Is that a false sense of urgency? If this is a trick that helps motivate me, should I even be doing it? Like is having this the ideal scenario? I shouldn’t need motivation - I just need inspiration. I guess this is both. And the relationship isn’t just one way. Being motivated is a way of being inspired. For example, setting a deadline to post articles would be beneficial to hold myself accountable. There is a content calendar but who dictates that I follow it? Do I need more accountability? From someone outside myself? Is that based on fear though? How can I have that action and still make it love-based?
Accountability and commitment. I have a tendency to keep things to myself and not share and rely on myself to hold myself accountable. But this accountability and commitment support systems makes that easier. That’s how I can do it out of love. It creates a higher floor. I would view that in the past as a shortcoming on the part of individuals. Instead of as a way for people to come together. The belief that I can go farther alone than in a group. I think that’s a big belief I must shift.
Having this time and / or deliverable deadline will allow me to share my ideas with others. And not just if people are asking for those ideas. But being proactive in sharing those ideas.
Not viewing people who don’t ask questions as inferior will be another tangential belief to shift. People present their perspectives with others in all types of ways. I shouldn’t be limiting their perspectives and value based on a framework that makes me an expert.
Hmm, that’s big. Framing myself as a hero means having a mental framework that makes myself an expert. The trick is to balance that with frameworks that makes myself a beginner and intermediate also.
Having a deliverable or deadline also forces me to teach something to someone in an organized, coherent manner. That will reinforce it in myself and prove to me and others that I am consciously competent. All this work I’m doing “on myself” is fine when I’m doing it for myself.

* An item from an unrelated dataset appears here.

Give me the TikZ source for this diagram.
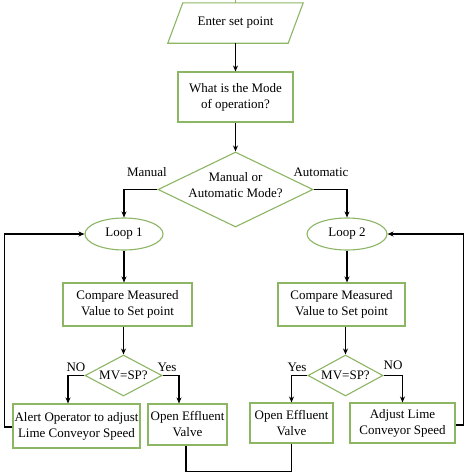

But these deliverables and deadlines come into play because they’re a service for others. I have to shift my mindset from thinking that the things I’m sharing publicly are solely for myself and for my growth. Yes that’s true, AND it’s for others. That’s the service mindset. That’s what people mean when they say “I’m doing this for my audience.”
I’ve been too heavily imbalanced on the side of “personal growth” when now I should be balancing that with more with “collective growth.” Growth with others.
So my challenge to myself as I enter my 27th year of existence. For anything that has a public audience, put it on my calendar and / or with a deliverable deadline.
To help with that accountability, I need someone to do that. For now Sathvik fits nicely into that role, since I talk with him regularly.